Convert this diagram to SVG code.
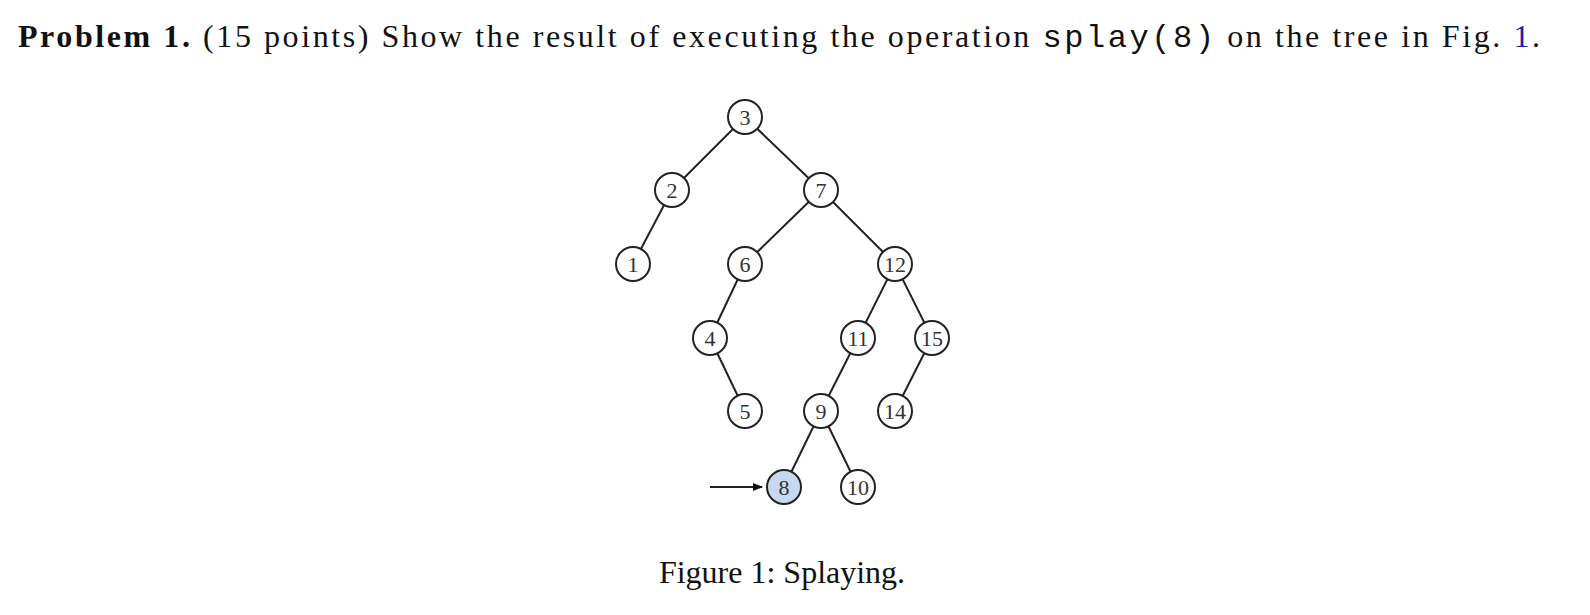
<svg xmlns="http://www.w3.org/2000/svg" width="1590" height="615" viewBox="0 0 1590 615">
<style>
.t{font-family:"Liberation Serif","DejaVu Serif",serif;fill:#111}
.n circle{fill:#fff;stroke:#222;stroke-width:2}
.n text{font-family:"Liberation Serif",serif;font-size:22px;text-anchor:middle;fill:#333}
.e line{stroke:#222;stroke-width:2}
</style>
<defs><marker id="ah" markerWidth="10" markerHeight="8" refX="9" refY="4" orient="auto" markerUnits="userSpaceOnUse"><path d="M0,0L10,4L0,8z" fill="#111"/></marker></defs>
<rect width="1590" height="615" fill="#fff"/>
<text class="t" x="18" y="47" font-size="32" textLength="1522" lengthAdjust="spacing"><tspan font-weight="bold">Problem 1.</tspan> (15 points) Show the result of executing the operation <tspan font-family="Liberation Mono,monospace">splay(8)</tspan> on the tree in Fig. <tspan fill="#2020b0">1</tspan>.</text>
<g id="connectors" class="e">
<line x1="745" y1="117" x2="672" y2="190"/><line x1="745" y1="117" x2="821" y2="190"/>
<line x1="672" y1="190" x2="633" y2="264"/><line x1="821" y1="190" x2="745" y2="264"/>
<line x1="821" y1="190" x2="895" y2="264"/><line x1="745" y1="264" x2="710" y2="338"/>
<line x1="895" y1="264" x2="858" y2="338"/><line x1="895" y1="264" x2="932" y2="338"/>
<line x1="710" y1="338" x2="745" y2="411"/><line x1="858" y1="338" x2="821" y2="411"/>
<line x1="932" y1="338" x2="895" y2="411"/><line x1="821" y1="411" x2="784" y2="487"/>
<line x1="821" y1="411" x2="858" y2="487"/>
<line x1="710" y1="487" x2="762" y2="487" marker-end="url(#ah)"/>
</g>
<g id="n3" class="n"><circle cx="745" cy="117" r="17"/><text x="745" y="125">3</text></g>
<g id="n2" class="n"><circle cx="672" cy="190" r="17"/><text x="672" y="198">2</text></g>
<g id="n7" class="n"><circle cx="821" cy="190" r="17"/><text x="821" y="198">7</text></g>
<g id="n1" class="n"><circle cx="633" cy="264" r="17"/><text x="633" y="272">1</text></g>
<g id="n6" class="n"><circle cx="745" cy="264" r="17"/><text x="745" y="272">6</text></g>
<g id="n12" class="n"><circle cx="895" cy="264" r="17"/><text x="895" y="272">12</text></g>
<g id="n4" class="n"><circle cx="710" cy="338" r="17"/><text x="710" y="346">4</text></g>
<g id="n11" class="n"><circle cx="858" cy="338" r="17"/><text x="858" y="346">11</text></g>
<g id="n15" class="n"><circle cx="932" cy="338" r="17"/><text x="932" y="346">15</text></g>
<g id="n5" class="n"><circle cx="745" cy="411" r="17"/><text x="745" y="419">5</text></g>
<g id="n9" class="n"><circle cx="821" cy="411" r="17"/><text x="821" y="419">9</text></g>
<g id="n14" class="n"><circle cx="895" cy="411" r="17"/><text x="895" y="419">14</text></g>
<g id="n8" class="n"><circle cx="784" cy="487" r="17" style="fill:#c6d9f1"/><text x="784" y="495">8</text></g>
<g id="n10" class="n"><circle cx="858" cy="487" r="17"/><text x="858" y="495">10</text></g>
<text class="t" x="782" y="583" font-size="32" text-anchor="middle">Figure 1: Splaying.</text>
</svg>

--*--

#### PROBLEM STATEMENT
Copy out all of the material exactly as written, without its pictures.

#### FINISHED ANSWER
Convert this diagram to SVG code.
<svg xmlns="http://www.w3.org/2000/svg" width="1590" height="615" viewBox="0 0 1590 615">
<style>
.t{font-family:"Liberation Serif","DejaVu Serif",serif;fill:#111}
.n circle{fill:#fff;stroke:#222;stroke-width:2}
.n text{font-family:"Liberation Serif",serif;font-size:22px;text-anchor:middle;fill:#333}
.e line{stroke:#222;stroke-width:2}
</style>
<defs><marker id="ah" markerWidth="10" markerHeight="8" refX="9" refY="4" orient="auto" markerUnits="userSpaceOnUse"><path d="M0,0L10,4L0,8z" fill="#111"/></marker></defs>
<rect width="1590" height="615" fill="#fff"/>
<text class="t" x="18" y="47" font-size="32" textLength="1522" lengthAdjust="spacing"><tspan font-weight="bold">Problem 1.</tspan> (15 points) Show the result of executing the operation <tspan font-family="Liberation Mono,monospace">splay(8)</tspan> on the tree in Fig. <tspan fill="#2020b0">1</tspan>.</text>
<g id="connectors" class="e">
<line x1="745" y1="117" x2="672" y2="190"/><line x1="745" y1="117" x2="821" y2="190"/>
<line x1="672" y1="190" x2="633" y2="264"/><line x1="821" y1="190" x2="745" y2="264"/>
<line x1="821" y1="190" x2="895" y2="264"/><line x1="745" y1="264" x2="710" y2="338"/>
<line x1="895" y1="264" x2="858" y2="338"/><line x1="895" y1="264" x2="932" y2="338"/>
<line x1="710" y1="338" x2="745" y2="411"/><line x1="858" y1="338" x2="821" y2="411"/>
<line x1="932" y1="338" x2="895" y2="411"/><line x1="821" y1="411" x2="784" y2="487"/>
<line x1="821" y1="411" x2="858" y2="487"/>
<line x1="710" y1="487" x2="762" y2="487" marker-end="url(#ah)"/>
</g>
<g id="n3" class="n"><circle cx="745" cy="117" r="17"/><text x="745" y="125">3</text></g>
<g id="n2" class="n"><circle cx="672" cy="190" r="17"/><text x="672" y="198">2</text></g>
<g id="n7" class="n"><circle cx="821" cy="190" r="17"/><text x="821" y="198">7</text></g>
<g id="n1" class="n"><circle cx="633" cy="264" r="17"/><text x="633" y="272">1</text></g>
<g id="n6" class="n"><circle cx="745" cy="264" r="17"/><text x="745" y="272">6</text></g>
<g id="n12" class="n"><circle cx="895" cy="264" r="17"/><text x="895" y="272">12</text></g>
<g id="n4" class="n"><circle cx="710" cy="338" r="17"/><text x="710" y="346">4</text></g>
<g id="n11" class="n"><circle cx="858" cy="338" r="17"/><text x="858" y="346">11</text></g>
<g id="n15" class="n"><circle cx="932" cy="338" r="17"/><text x="932" y="346">15</text></g>
<g id="n5" class="n"><circle cx="745" cy="411" r="17"/><text x="745" y="419">5</text></g>
<g id="n9" class="n"><circle cx="821" cy="411" r="17"/><text x="821" y="419">9</text></g>
<g id="n14" class="n"><circle cx="895" cy="411" r="17"/><text x="895" y="419">14</text></g>
<g id="n8" class="n"><circle cx="784" cy="487" r="17" style="fill:#c6d9f1"/><text x="784" y="495">8</text></g>
<g id="n10" class="n"><circle cx="858" cy="487" r="17"/><text x="858" y="495">10</text></g>
<text class="t" x="782" y="583" font-size="32" text-anchor="middle">Figure 1: Splaying.</text>
</svg>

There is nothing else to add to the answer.